Your goal> For the entries below, how many lines include the word "diagram"? Give the figure and nothing more.

Data lines>
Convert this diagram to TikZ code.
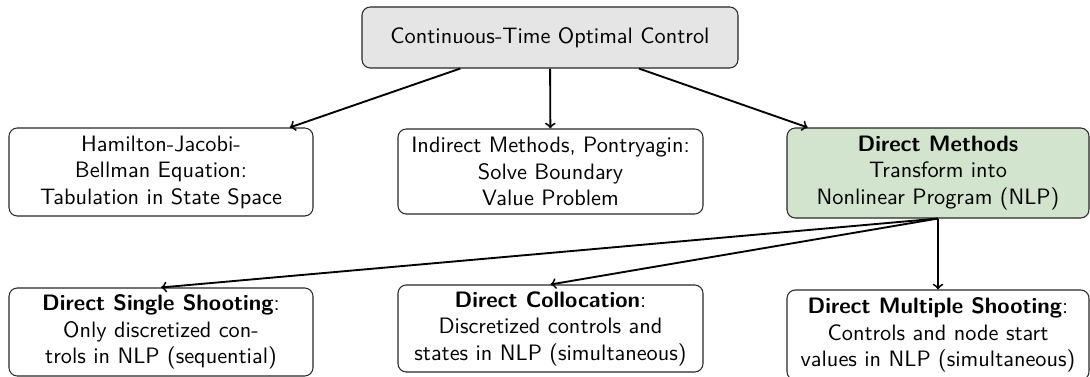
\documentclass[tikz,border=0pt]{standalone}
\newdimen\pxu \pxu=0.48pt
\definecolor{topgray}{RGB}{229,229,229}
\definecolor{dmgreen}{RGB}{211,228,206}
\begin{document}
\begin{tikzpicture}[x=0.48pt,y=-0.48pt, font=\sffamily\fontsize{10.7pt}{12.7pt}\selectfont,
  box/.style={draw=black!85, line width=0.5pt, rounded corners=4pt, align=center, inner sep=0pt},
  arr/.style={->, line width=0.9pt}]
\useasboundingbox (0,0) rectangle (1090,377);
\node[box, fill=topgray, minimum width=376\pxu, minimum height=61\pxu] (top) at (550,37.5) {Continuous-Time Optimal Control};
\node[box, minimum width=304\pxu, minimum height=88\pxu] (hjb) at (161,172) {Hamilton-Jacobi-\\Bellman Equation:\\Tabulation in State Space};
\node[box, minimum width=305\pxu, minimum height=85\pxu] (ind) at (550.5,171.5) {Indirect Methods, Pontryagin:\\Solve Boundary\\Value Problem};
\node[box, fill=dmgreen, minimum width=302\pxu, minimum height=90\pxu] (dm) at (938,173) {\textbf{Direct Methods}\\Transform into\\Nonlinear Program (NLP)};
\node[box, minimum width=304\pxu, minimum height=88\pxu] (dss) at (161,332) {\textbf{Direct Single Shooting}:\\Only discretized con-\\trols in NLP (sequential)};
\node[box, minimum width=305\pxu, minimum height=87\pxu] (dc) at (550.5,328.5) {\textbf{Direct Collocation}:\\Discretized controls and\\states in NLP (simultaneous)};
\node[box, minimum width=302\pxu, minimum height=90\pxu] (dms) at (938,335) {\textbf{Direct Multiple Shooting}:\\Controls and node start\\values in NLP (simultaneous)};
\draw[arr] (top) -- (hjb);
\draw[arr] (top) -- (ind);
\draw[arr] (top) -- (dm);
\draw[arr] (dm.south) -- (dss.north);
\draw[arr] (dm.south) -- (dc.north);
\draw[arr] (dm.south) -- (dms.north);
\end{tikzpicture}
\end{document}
==
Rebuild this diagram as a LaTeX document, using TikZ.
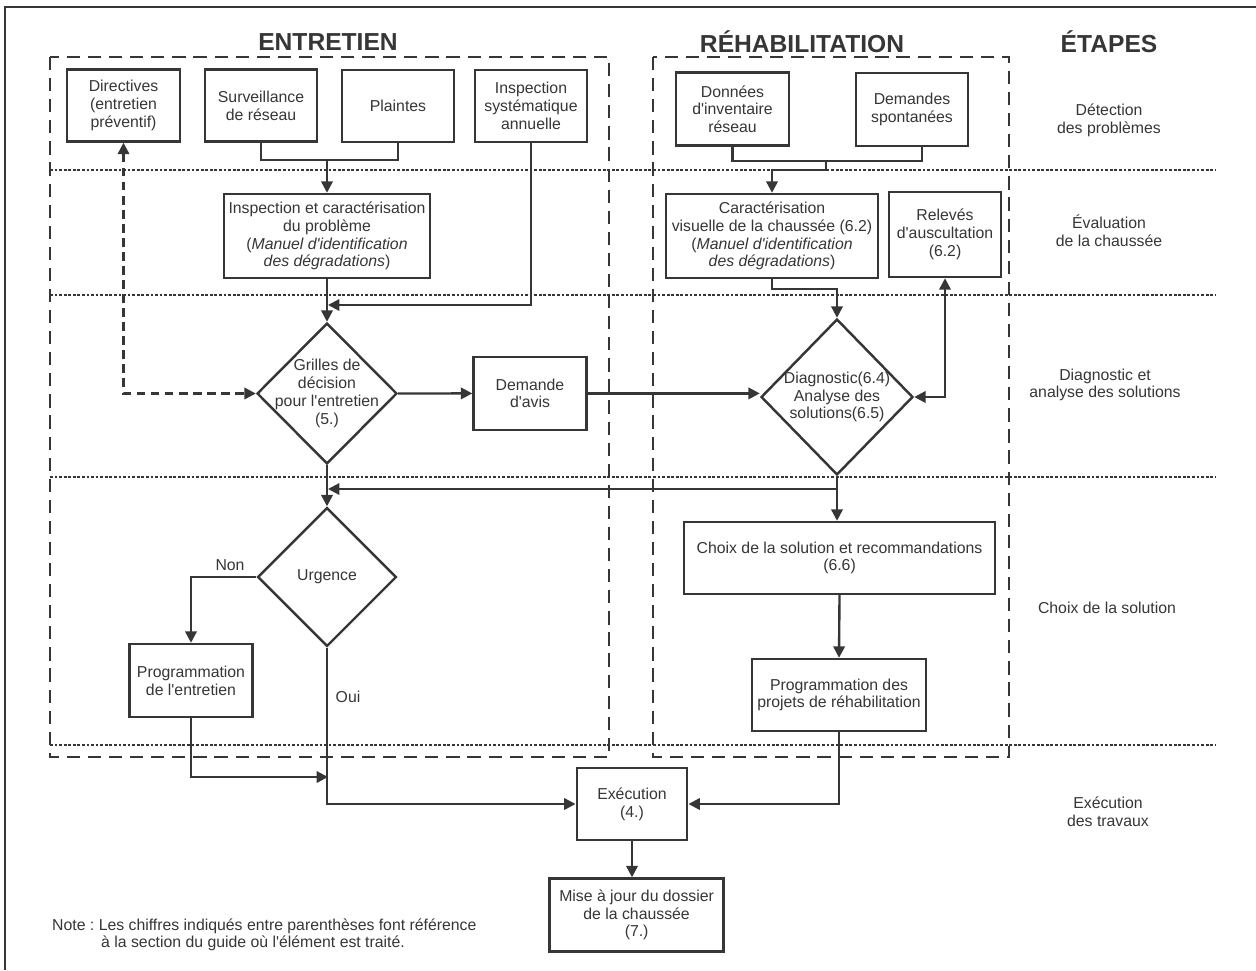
...
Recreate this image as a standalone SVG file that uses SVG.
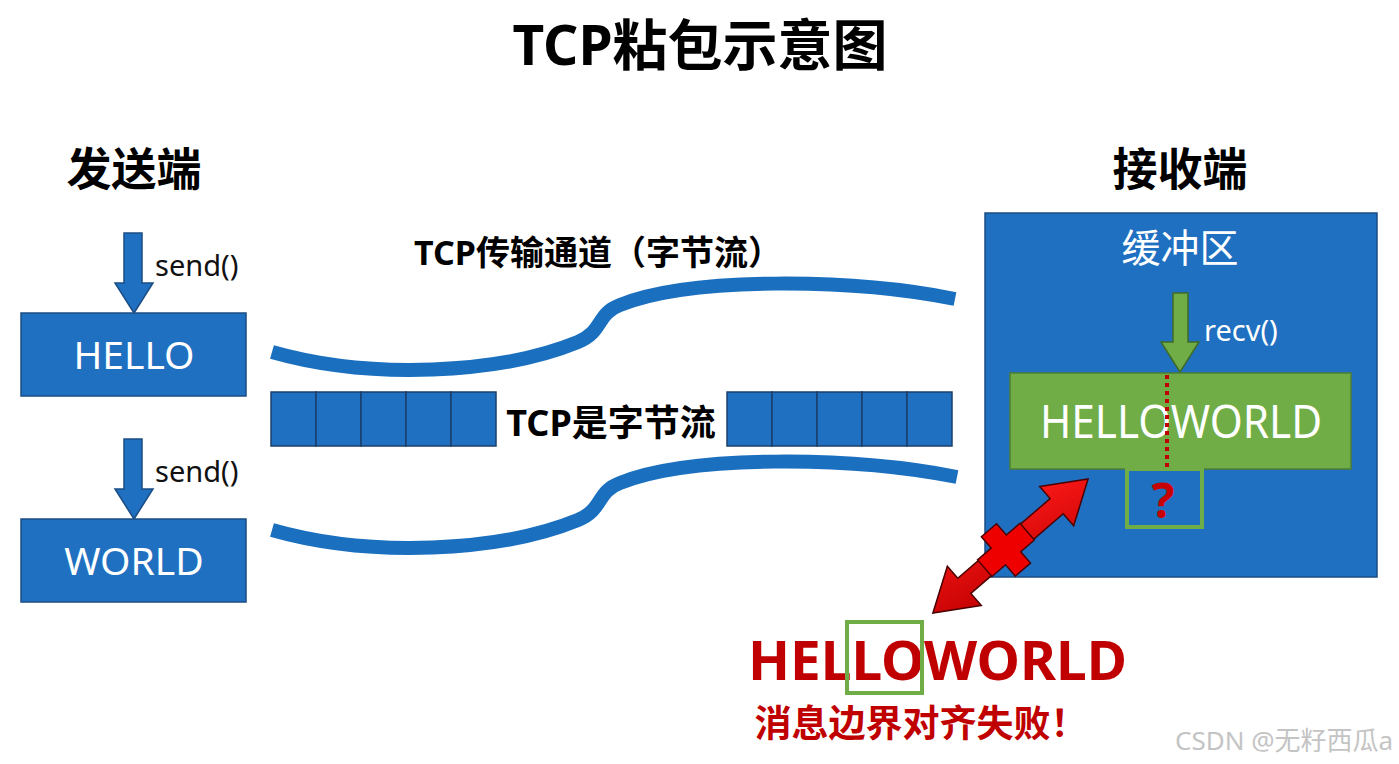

Written solution> 2